- Given request: Write out, word for word, the stretch of lines beginning at the one with "Reproduce this chart with Plotly." and ending at the one with "import plotly.graph_objects as go", omitting the images.

- Material shown:
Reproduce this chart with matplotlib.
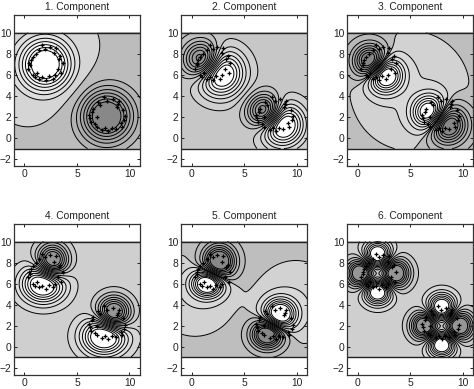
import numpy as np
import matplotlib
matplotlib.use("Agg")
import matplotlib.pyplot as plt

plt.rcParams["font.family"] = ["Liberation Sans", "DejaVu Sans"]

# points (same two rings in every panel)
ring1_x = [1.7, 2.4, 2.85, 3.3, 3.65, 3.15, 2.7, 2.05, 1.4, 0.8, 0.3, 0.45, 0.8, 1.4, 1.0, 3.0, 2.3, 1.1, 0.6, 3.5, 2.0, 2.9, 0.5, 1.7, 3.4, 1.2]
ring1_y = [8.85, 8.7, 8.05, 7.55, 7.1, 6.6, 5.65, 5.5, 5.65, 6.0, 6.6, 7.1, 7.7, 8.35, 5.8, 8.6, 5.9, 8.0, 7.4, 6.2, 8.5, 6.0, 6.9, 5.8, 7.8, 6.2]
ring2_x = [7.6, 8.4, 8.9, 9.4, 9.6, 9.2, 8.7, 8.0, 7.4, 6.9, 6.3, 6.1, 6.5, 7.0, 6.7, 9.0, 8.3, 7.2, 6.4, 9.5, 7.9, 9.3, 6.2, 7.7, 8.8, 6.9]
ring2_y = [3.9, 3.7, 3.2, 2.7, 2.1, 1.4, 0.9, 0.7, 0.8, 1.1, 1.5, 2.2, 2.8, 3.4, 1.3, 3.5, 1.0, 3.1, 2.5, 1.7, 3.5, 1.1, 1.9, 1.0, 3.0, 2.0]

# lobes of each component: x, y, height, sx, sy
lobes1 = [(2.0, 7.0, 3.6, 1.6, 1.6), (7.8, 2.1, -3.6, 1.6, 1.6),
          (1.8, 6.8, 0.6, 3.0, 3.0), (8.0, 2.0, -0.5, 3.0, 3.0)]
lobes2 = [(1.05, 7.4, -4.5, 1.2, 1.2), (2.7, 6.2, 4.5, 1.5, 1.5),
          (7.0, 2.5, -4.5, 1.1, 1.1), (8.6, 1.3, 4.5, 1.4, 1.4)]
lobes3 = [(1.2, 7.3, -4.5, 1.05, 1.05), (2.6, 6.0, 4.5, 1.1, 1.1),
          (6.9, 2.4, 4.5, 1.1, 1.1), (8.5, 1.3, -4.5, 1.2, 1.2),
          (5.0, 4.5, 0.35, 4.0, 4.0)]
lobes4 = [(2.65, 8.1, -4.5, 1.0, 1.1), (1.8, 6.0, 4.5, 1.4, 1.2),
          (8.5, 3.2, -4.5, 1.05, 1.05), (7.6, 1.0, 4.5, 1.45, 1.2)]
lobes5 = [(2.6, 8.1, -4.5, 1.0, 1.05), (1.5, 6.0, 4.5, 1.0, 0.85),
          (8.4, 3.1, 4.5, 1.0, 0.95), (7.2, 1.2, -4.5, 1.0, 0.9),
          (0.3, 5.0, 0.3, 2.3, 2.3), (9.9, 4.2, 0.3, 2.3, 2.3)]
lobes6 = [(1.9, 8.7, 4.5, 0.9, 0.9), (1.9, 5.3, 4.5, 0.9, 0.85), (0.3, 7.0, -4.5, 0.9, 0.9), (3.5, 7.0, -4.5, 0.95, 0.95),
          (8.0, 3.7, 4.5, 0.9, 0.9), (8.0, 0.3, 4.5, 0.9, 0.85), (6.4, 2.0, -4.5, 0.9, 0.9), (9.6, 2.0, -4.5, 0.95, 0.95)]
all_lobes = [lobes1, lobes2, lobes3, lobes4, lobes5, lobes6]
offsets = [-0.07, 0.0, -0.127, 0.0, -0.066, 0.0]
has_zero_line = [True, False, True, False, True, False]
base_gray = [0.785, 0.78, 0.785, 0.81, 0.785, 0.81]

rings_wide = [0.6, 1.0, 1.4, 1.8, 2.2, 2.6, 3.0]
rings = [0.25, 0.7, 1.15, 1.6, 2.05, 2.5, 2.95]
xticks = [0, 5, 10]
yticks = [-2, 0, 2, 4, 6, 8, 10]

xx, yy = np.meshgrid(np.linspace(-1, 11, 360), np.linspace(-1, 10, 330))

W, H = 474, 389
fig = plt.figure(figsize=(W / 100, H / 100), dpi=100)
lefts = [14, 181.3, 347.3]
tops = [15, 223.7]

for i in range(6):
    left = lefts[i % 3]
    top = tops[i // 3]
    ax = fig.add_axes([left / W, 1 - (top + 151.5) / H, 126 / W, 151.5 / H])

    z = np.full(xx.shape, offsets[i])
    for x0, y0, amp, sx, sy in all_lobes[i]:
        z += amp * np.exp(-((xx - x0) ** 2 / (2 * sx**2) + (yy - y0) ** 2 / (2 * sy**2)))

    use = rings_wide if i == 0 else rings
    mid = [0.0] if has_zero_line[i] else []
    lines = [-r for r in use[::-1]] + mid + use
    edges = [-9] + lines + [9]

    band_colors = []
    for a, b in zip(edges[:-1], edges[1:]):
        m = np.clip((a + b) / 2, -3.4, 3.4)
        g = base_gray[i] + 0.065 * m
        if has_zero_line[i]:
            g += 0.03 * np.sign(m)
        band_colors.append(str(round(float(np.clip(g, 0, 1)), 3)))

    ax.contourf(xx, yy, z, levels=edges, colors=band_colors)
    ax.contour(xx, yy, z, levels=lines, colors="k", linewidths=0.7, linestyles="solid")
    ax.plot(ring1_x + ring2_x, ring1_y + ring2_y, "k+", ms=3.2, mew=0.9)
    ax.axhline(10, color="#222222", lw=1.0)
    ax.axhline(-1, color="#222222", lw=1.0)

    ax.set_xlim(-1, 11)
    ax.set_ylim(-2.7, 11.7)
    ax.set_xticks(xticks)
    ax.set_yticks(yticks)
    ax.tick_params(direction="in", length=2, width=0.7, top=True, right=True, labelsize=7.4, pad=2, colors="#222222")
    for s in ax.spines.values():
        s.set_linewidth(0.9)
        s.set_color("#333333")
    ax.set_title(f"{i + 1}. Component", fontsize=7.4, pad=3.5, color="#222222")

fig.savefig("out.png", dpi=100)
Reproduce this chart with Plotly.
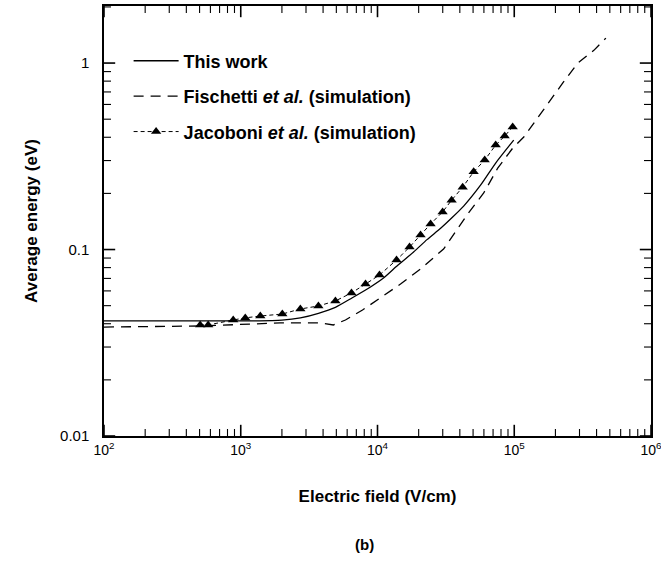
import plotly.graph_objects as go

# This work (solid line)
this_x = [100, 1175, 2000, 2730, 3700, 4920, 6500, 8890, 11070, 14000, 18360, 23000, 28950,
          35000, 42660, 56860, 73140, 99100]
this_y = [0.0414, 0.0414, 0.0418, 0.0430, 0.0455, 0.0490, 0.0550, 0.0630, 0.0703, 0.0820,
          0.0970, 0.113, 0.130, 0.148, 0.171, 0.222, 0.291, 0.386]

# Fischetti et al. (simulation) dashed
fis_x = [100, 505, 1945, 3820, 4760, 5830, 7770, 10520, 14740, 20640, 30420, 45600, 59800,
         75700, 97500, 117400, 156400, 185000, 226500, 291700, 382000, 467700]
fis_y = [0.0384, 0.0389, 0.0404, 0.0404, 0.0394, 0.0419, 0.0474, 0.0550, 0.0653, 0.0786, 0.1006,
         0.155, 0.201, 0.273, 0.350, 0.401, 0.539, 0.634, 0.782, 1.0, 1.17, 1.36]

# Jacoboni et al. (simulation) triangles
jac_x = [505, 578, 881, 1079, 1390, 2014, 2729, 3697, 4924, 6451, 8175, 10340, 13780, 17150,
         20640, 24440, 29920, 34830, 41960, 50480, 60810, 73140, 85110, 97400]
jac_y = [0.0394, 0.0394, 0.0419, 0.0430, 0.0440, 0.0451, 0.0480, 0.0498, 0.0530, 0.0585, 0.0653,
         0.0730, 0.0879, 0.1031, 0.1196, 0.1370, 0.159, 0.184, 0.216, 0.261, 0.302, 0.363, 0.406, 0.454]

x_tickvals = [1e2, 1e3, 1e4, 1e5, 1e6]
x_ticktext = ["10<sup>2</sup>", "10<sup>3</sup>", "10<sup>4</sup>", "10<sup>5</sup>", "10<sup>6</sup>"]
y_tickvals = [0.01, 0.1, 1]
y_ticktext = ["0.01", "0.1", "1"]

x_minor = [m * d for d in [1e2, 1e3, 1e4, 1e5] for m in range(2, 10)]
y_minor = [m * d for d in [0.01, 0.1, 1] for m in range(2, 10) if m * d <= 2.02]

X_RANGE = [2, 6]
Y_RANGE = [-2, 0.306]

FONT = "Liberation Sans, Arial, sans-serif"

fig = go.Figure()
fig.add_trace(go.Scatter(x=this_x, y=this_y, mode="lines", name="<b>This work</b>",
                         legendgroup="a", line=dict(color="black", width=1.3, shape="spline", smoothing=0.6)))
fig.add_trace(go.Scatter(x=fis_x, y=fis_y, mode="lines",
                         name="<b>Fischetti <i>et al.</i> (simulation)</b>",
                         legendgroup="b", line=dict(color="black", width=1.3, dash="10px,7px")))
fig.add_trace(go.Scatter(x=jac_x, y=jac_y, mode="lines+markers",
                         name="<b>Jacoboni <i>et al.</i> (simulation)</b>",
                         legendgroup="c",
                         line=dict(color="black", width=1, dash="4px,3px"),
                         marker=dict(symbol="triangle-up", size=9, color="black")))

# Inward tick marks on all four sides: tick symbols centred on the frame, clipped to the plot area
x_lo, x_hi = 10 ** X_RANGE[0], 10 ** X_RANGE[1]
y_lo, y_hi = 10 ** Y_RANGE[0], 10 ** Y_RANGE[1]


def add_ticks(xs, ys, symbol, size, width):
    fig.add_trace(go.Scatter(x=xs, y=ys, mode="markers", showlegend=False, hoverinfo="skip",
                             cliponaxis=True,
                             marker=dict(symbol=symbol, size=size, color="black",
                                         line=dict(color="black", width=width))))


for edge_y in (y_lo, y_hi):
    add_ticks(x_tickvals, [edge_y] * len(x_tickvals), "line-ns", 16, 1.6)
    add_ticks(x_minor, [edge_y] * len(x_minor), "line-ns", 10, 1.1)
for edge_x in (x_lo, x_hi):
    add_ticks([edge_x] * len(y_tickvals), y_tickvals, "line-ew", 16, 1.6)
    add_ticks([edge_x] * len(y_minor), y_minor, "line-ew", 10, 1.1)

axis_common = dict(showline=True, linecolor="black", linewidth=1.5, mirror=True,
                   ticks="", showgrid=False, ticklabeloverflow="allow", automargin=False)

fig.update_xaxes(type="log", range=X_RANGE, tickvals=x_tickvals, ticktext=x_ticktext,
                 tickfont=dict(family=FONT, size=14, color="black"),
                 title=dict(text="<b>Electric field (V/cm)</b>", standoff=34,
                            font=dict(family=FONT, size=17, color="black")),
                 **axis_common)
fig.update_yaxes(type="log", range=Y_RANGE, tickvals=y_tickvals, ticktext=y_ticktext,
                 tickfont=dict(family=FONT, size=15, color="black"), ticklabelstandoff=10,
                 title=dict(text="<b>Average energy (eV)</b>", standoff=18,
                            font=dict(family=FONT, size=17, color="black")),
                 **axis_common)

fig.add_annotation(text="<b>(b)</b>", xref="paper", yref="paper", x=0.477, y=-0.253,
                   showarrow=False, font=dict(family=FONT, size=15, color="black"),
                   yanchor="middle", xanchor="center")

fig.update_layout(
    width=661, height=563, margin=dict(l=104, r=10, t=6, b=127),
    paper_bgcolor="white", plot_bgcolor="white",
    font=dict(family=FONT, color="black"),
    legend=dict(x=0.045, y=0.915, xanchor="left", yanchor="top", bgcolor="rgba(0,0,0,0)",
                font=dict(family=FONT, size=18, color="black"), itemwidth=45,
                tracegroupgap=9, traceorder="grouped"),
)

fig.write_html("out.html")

- Written solution:
Reproduce this chart with Plotly.
import plotly.graph_objects as go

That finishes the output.